L’unico passeggero degno di affiancarla in questo viaggio è suo fratello Bobby, verso cui nutre l’amore assoluto e straziante e di cui non vuole parlare, perché “gli affari di cuore hanno diritto ad una certa riservatezza”.

Non voleva farlo preoccupare.

Non volevo farlo preoccupare.

Sopporta male la gente che vuole aiutarla.

Sopporto male la gente che vuole aggiustarmi.

Cormac McCarthy scrive un dialogo raffinato, contorto, geniale, colto, intimo, doloroso e arguto, che ipnotizza ed apre le porte a spunti di riflessione unici.

Riesce a far appassionare ad un libro composto solo da dialoghi, che tratta argomenti differenti e complessi, espressi sotto forma di discorso confidenziale, senza nemmeno fornire una distinzione netta delle singole parti, disegnando un personaggio affascinante e con una personalità fortissima, piena di sapienza e intuito, che rivela un’anima sensibile e straziata dal dolore.

Senta. Non serve a niente che mi ripeta queste cose come per tratteggiare l’orrore e la follia. Lei non può vedere il mondo che vedo io. Non può vedere con questi occhi. Non potrà mai.

Di questo sono sicuro.

La sua scrittura comunica un potente senso di smarrimento, mescolato alla totale rassegnazione, entrambi figli della perdita dell’amore; il tutto accompagnato da una profonda tenerezza che, come il vibrato di un violino, oscilla nell’intero libro.

In tutto il romanzo c’è una continua connessione tra la scienza e le relazioni umane: tra le due parti, a vincere è sempre la scienza, come se una cosa debba per forza escludere l’altra, anzi l’amore per le proprie ambizioni si contrappone all’amore per l’altro e verso l’altro, un amore che viene raccontato come dettaglio e non come uno dei fulcri dell’esistenza stessa. Tuttavia, il paradosso sta proprio nella totale depressione e perdita di vita, che la protagonista subisce dopo la morte celebrale del fratello.
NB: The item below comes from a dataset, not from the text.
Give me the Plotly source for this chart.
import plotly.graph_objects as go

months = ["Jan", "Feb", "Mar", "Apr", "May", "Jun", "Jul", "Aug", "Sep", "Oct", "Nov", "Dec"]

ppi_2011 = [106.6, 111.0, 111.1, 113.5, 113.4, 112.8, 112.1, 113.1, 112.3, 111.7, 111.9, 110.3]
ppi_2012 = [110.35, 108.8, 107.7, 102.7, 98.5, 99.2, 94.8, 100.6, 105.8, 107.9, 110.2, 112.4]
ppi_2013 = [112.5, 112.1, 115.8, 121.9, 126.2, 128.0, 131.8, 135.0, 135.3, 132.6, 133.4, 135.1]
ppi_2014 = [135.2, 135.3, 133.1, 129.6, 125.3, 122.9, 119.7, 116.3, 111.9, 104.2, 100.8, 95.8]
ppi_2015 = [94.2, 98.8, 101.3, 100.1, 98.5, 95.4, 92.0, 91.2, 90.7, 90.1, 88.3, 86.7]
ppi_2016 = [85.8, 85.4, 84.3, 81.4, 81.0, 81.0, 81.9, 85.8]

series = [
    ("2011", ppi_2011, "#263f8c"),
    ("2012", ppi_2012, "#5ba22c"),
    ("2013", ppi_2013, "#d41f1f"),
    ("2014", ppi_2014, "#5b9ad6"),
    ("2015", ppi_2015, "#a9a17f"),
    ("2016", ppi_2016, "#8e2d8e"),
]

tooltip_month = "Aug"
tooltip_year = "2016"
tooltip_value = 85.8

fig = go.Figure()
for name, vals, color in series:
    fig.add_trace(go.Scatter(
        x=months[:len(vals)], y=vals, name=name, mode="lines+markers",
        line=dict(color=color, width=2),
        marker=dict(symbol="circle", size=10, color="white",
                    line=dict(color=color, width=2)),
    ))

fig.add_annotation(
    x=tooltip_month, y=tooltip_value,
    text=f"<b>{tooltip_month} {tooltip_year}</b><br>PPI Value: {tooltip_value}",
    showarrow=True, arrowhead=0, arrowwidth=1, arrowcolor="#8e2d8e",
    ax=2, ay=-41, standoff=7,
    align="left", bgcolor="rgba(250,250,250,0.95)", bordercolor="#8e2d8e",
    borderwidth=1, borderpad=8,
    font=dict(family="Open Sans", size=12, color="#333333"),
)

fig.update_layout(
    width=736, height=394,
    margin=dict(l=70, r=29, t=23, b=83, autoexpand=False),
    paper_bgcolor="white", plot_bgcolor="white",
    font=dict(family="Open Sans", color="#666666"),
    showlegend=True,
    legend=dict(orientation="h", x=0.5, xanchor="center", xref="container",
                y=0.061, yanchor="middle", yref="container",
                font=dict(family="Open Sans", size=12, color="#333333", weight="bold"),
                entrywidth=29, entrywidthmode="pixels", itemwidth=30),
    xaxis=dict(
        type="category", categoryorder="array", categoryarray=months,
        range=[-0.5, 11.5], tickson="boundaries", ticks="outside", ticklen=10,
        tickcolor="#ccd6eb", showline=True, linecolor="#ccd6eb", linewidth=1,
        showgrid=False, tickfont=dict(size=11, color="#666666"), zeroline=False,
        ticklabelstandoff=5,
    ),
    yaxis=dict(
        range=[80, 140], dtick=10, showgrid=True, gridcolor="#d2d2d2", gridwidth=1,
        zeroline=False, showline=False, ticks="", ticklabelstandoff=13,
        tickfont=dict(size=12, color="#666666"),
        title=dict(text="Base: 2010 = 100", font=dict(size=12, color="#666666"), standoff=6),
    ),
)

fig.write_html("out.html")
 McCarthy analizza al microscopio la creazione della bomba atomica, ponendo l’obiettivo ancora una volta sulla dualità dell’essere umano. Da un lato c’è il fascino della scoperta scientifica che nobilita l’uomo, il suo ego le sue capacità e ambizioni e, dall’altra parte, zoomma sulla responsabilità etica dello scienziato e soprattutto sulla responsabilità morale che risiede nella coscienza umana, che esiste proprio come organo autonomo, imponendo sempre un limite che, come una scimmietta dispettosa, si palesa sempre, pur essendo a discrezione personale scegliere se e quando vederla. 
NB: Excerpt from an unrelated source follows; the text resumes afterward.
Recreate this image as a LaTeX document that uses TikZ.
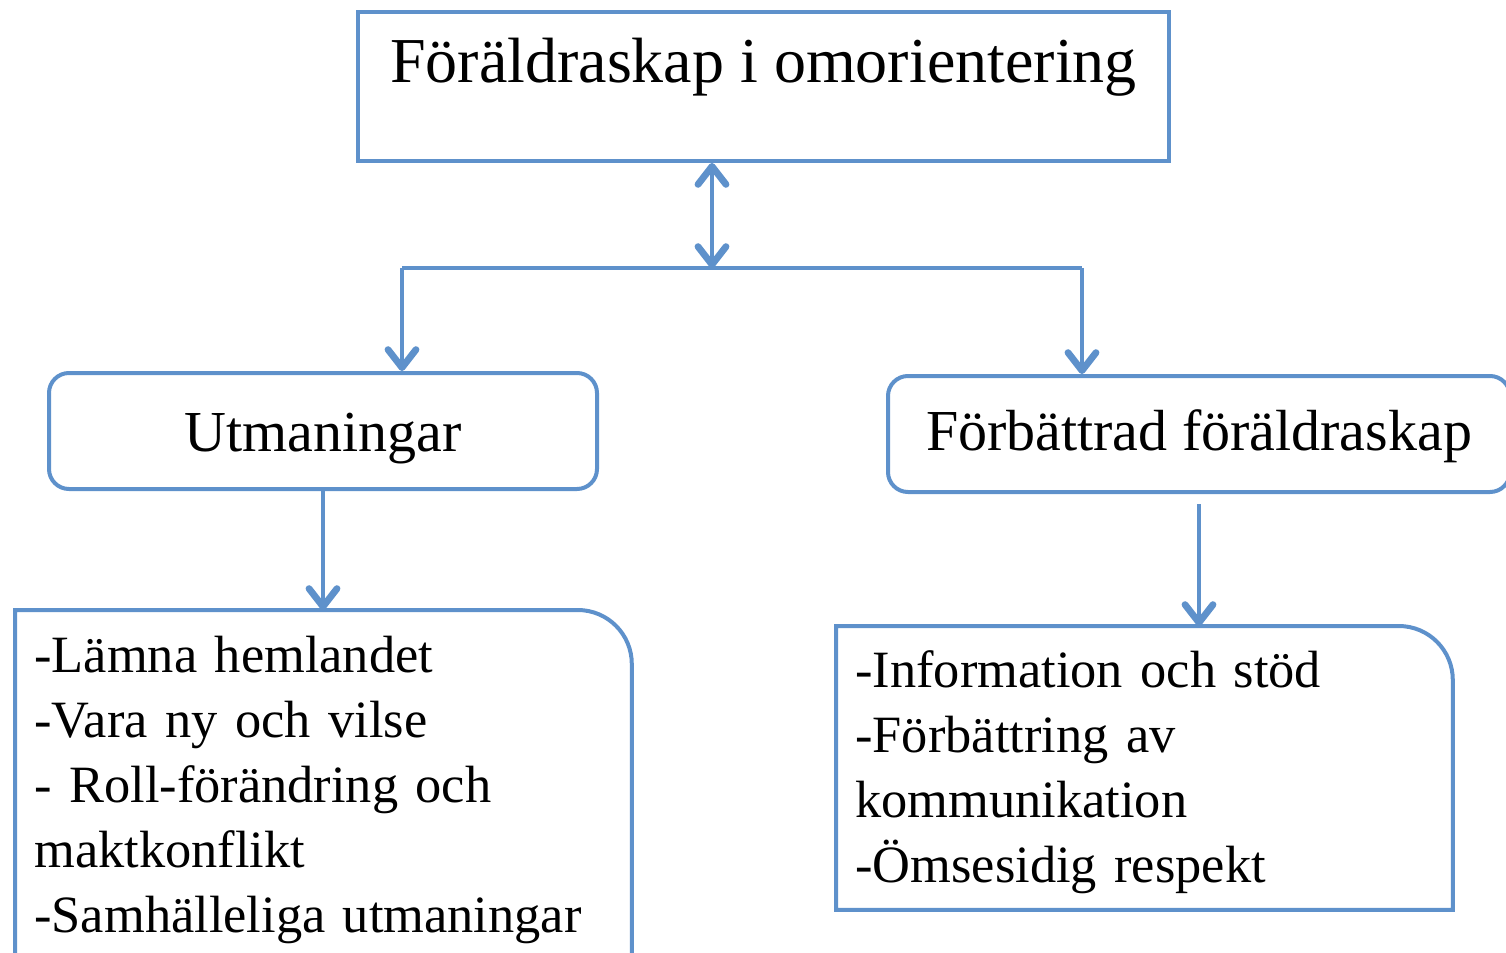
\documentclass[tikz,border=0pt]{standalone}
\usepackage{fontspec}
\setmainfont{Liberation Serif}
\usetikzlibrary{arrows.meta}
\definecolor{boxblue}{RGB}{94,145,203}
\tikzset{
  conn/.style={draw=boxblue, line width=2.2pt},
  barb/.tip={Straight Barb[length=9pt,width=14pt,line width=3.4pt,round]},
  tipend/.style={-barb},
  tipboth/.style={barb-barb},
  boxline/.style={draw=boxblue, line width=2pt},
  listbox/.style={inner xsep=9.5pt, inner ysep=0pt, align=left, anchor=north west,
    font=\fontsize{26.2}{32.5}\selectfont},
}
\begin{document}
\begin{tikzpicture}[x=0.5pt,y=-0.5pt]
\useasboundingbox (0,0) rectangle (1506,953);
\clip (0,0) rectangle (1506,953);
% top box
\node[boxline, rectangle, inner sep=0pt, minimum width=405.5pt, text height=35pt, text depth=39.5pt,
  font=\fontsize{32}{38}\selectfont] (top) at (763.5,86.5) {Föräldraskap i omorientering};
% second row
\node[boxline, rectangle, rounded corners=10pt, inner sep=0pt, minimum width=274pt,
  text height=39pt, text depth=19pt, font=\fontsize{29}{34}\selectfont] (utm) at (323,431) {Utmaningar};
\node[boxline, rectangle, rounded corners=10pt, inner sep=0pt, minimum width=311pt,
  text height=37pt, text depth=21pt, font=\fontsize{29}{34}\selectfont] (forb) at (1199,434) {Förbättrad föräldraskap};
% list boxes
\node[listbox, text width=289pt, text height=31pt, text depth=164pt] (lbox) at (15,610)
  {-Lämna hemlandet\\-Vara ny och vilse\\- Roll-förändring och\\maktkonflikt\\-Samhälleliga utmaningar};
\node[listbox, text width=289pt, text height=30.5pt, text depth=111pt] (rbox) at (836,626)
  {-Information och stöd\\-Förbättring av\\kommunikation\\-Ömsesidig respekt};
\draw[boxline] (lbox.south west) -- (lbox.north west) -- ([xshift=-27pt]lbox.north east)
  arc[start angle=90, end angle=0, radius=27pt] -- (lbox.south east);
\draw[boxline] (rbox.south west) -- (rbox.north west) -- ([xshift=-27pt]rbox.north east)
  arc[start angle=90, end angle=0, radius=27pt] -- (rbox.south east) -- cycle;
% connectors
\coordinate (j) at (712,268);
\coordinate (jl) at (402,268);
\coordinate (jr) at (1082,268);
\draw[conn, tipboth] (top.south -| j) -- (j);
\draw[conn] (jl) -- (jr);
\draw[conn, tipend] (jl) -- (utm.north -| jl);
\draw[conn, tipend] (jr) -- (forb.north -| jr);
\draw[conn, tipend] (utm.south) -- (lbox.north -| utm.south);
\draw[conn, tipend, shorten <=5pt] (forb.south) -- (rbox.north -| forb.south);
\end{tikzpicture}
\end{document}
E mio padre che guardava attraverso le dita come Mizaru. Ma se anche non sapevano altro sapevano tutti che per non vedere il male era troppo tardi.
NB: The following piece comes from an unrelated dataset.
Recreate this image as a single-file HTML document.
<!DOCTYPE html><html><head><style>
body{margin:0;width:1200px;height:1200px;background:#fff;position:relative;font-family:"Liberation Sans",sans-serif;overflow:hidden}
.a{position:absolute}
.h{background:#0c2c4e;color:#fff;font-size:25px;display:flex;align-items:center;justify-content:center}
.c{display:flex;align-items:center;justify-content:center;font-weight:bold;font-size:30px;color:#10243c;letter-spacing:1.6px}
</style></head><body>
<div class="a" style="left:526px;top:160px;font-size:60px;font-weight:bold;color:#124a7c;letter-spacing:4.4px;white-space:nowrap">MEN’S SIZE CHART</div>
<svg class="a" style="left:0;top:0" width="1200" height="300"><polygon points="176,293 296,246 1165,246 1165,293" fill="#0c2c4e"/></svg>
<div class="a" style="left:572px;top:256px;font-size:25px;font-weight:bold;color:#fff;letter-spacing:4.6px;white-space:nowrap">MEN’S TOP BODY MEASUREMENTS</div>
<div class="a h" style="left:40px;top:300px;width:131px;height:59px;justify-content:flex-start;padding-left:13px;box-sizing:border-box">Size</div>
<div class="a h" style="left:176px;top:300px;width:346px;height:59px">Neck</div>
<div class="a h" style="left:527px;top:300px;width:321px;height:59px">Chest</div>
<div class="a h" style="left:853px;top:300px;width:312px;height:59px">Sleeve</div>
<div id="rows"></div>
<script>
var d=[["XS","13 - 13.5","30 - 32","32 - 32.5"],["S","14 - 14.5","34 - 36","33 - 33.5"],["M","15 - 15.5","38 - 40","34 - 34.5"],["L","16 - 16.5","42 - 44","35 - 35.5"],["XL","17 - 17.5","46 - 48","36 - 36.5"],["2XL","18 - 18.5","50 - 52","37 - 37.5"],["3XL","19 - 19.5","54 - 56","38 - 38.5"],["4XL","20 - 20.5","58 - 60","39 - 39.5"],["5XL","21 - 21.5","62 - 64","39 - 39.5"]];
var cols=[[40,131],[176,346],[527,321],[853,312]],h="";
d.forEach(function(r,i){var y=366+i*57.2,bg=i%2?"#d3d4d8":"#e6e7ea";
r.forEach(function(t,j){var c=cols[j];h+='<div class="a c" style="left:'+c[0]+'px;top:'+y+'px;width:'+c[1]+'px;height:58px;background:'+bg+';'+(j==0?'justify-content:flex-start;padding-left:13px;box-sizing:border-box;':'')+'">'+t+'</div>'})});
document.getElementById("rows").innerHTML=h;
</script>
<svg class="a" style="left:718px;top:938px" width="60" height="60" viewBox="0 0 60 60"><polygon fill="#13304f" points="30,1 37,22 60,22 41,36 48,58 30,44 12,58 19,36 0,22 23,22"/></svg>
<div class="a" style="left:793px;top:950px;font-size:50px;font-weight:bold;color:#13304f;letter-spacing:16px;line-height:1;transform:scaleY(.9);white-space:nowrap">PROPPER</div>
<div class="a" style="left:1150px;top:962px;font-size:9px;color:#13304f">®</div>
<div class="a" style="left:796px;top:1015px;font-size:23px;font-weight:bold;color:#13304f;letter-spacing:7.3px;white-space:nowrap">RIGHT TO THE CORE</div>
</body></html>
Con Stella Maris, Cormac McCarthy, mette in scena un numero di magia perfettamente riuscito: attraverso teoremi matematici di Grothendieck e Gödel, la meccanica quantistica di Feynman, la fisica nucleare di Oppenheimer, concezioni filosofiche e teorie evoluzionistiche, mostra la profondità cosmica, paragonandola alla profondità e complessità emotiva dell’essere umano e fa emergere solo la giustizia del riuscire ad essere umanamente se stessi e l’assoluta necessità di essere amati e riconosciuti come amabili.